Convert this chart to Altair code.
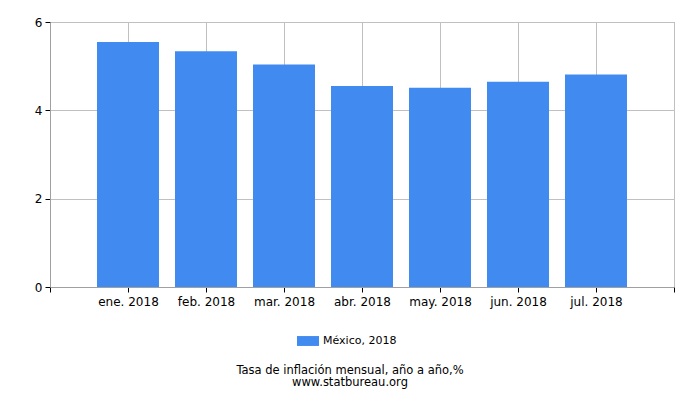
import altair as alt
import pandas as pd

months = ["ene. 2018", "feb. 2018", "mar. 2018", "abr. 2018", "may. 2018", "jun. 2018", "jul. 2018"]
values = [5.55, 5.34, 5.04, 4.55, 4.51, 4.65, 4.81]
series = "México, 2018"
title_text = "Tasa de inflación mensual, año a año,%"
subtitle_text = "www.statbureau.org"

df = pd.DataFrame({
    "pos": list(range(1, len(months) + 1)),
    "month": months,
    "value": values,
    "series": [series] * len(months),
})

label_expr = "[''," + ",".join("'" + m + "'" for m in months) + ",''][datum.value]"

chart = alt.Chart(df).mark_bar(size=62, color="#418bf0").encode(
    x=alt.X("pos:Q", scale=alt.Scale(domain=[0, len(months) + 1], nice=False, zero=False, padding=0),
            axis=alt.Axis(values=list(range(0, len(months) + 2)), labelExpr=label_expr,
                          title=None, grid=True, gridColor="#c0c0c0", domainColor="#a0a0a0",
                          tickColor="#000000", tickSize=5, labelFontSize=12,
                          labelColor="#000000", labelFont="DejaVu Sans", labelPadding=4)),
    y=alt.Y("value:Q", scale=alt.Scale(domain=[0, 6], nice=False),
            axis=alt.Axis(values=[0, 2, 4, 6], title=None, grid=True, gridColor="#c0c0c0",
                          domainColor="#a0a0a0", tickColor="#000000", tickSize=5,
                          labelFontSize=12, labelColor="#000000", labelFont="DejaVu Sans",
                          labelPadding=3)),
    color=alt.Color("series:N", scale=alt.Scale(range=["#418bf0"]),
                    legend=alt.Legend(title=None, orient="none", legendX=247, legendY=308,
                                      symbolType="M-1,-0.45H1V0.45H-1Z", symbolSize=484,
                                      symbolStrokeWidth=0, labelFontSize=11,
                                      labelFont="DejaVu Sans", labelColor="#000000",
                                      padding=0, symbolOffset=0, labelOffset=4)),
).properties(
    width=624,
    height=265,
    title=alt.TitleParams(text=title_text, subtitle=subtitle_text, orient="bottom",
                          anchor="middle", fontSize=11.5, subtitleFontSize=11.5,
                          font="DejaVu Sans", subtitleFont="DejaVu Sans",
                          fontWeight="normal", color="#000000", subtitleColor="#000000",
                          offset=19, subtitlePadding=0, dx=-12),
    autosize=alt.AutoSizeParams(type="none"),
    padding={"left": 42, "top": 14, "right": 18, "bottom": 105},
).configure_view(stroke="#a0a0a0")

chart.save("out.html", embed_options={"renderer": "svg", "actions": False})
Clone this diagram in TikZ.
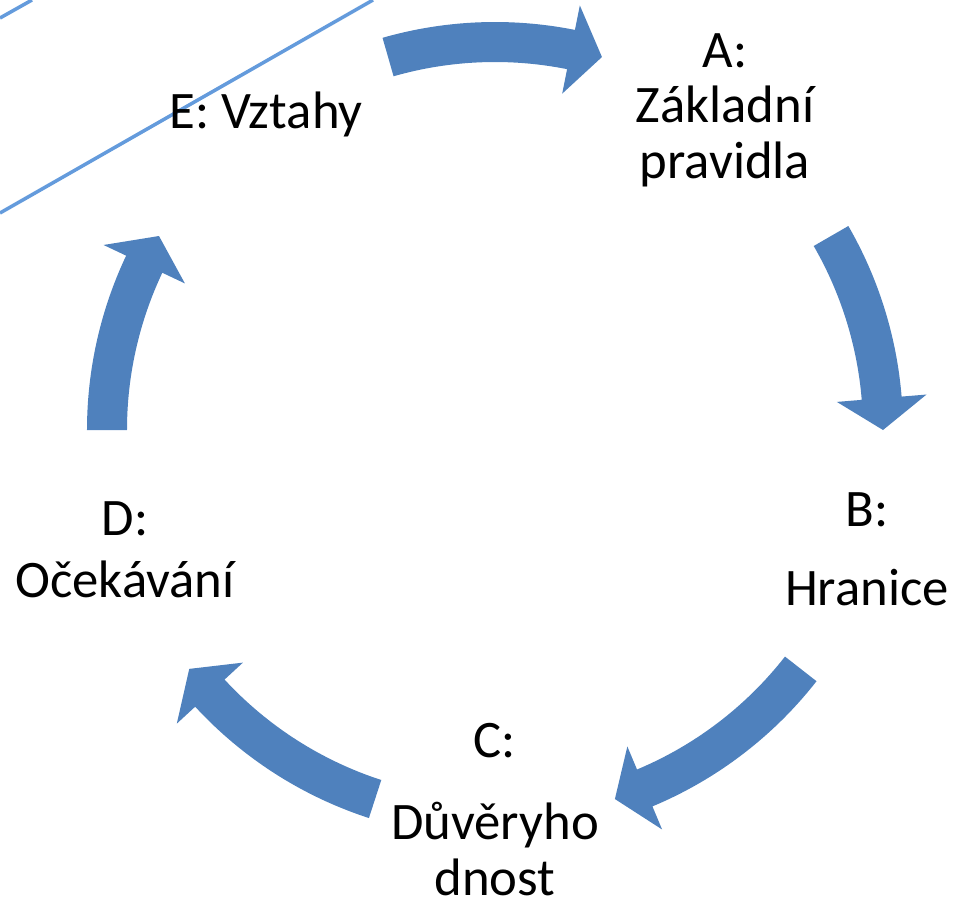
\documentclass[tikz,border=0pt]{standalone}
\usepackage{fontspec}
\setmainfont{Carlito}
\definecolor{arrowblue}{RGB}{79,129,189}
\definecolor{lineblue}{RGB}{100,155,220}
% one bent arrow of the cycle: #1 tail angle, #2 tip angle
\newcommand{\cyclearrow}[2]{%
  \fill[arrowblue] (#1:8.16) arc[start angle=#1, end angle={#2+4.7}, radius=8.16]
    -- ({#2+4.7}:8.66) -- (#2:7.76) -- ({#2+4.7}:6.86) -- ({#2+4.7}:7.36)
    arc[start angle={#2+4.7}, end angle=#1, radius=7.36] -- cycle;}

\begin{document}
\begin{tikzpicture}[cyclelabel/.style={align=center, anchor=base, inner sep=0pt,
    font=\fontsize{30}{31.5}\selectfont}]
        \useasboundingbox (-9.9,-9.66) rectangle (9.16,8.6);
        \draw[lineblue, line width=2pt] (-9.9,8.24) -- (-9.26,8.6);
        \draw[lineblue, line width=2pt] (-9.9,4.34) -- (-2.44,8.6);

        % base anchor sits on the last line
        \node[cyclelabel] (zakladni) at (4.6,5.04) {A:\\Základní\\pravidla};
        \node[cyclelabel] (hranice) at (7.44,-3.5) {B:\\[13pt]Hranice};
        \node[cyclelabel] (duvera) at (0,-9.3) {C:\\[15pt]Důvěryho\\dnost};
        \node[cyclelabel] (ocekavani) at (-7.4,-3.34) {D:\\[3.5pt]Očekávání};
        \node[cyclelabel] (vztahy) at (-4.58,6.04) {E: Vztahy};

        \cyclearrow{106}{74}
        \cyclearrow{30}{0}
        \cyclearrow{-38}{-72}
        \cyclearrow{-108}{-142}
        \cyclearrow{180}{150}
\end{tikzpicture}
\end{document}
◆ ◆ ◆ ◆ ◆ ◆ ◆
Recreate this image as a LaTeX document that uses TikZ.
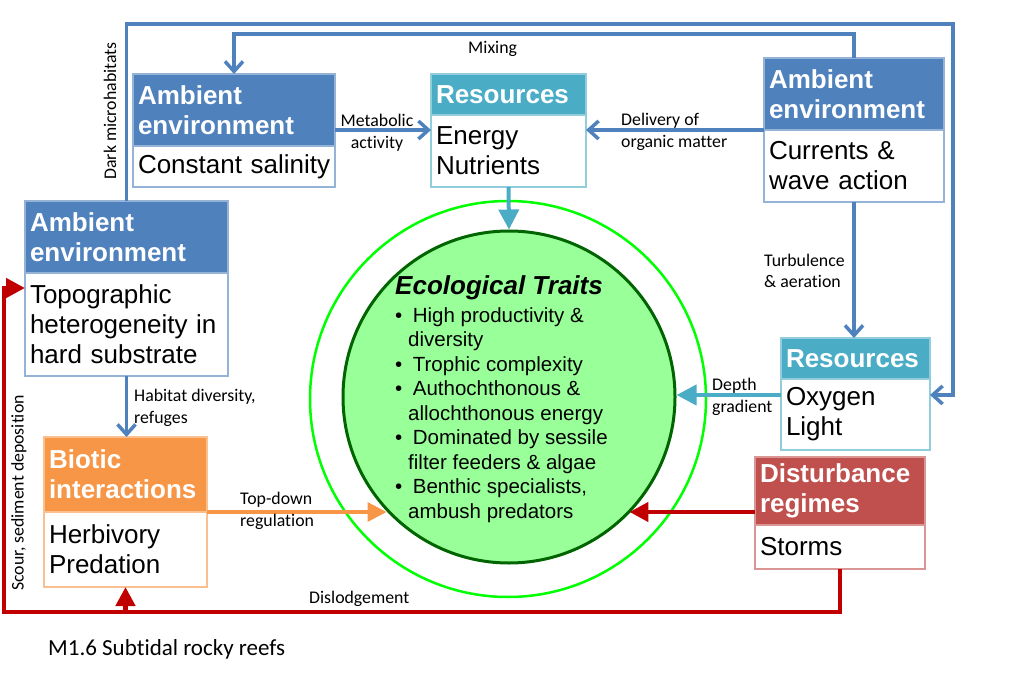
◆ ◆ ◆ ◆ ◆ ◆ ◆
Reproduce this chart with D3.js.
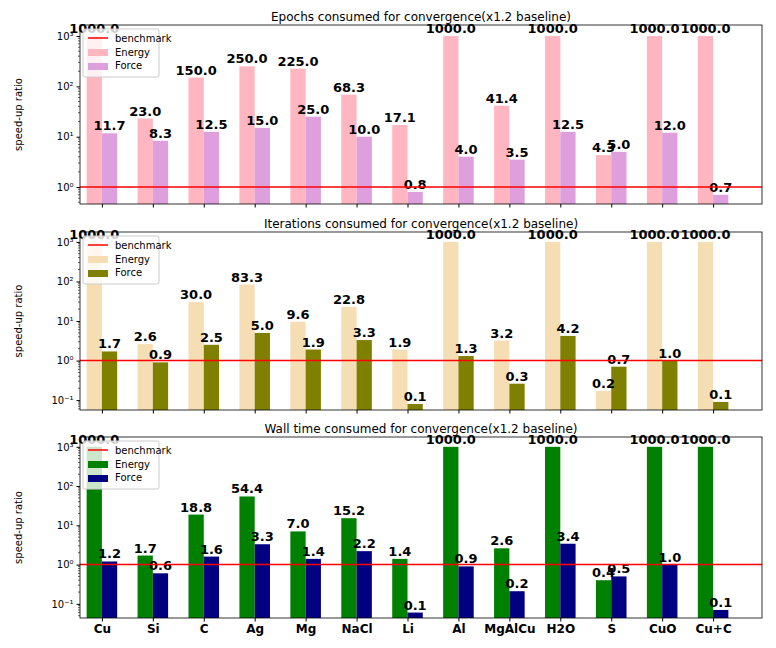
◆ ◆ ◆ ◆ ◆ ◆ ◆
**GIVEN REQUEST**
Start at the line with "Convert this chart to Altair code.", stop at the line with "m in months)", both lines included, and repeat that span exactly without its pictures.

**OUTPUT BELOW**
Convert this chart to Altair code.
import altair as alt
import pandas as pd

months = ["ene. 2018", "feb. 2018", "mar. 2018", "abr. 2018", "may. 2018", "jun. 2018", "jul. 2018"]
values = [5.55, 5.34, 5.04, 4.55, 4.51, 4.65, 4.81]
series = "México, 2018"
title_text = "Tasa de inflación mensual, año a año,%"
subtitle_text = "www.statbureau.org"

df = pd.DataFrame({
    "pos": list(range(1, len(months) + 1)),
    "month": months,
    "value": values,
    "series": [series] * len(months),
})

label_expr = "[''," + ",".join("'" + m + "'" for m in months) + ",''][datum.value]"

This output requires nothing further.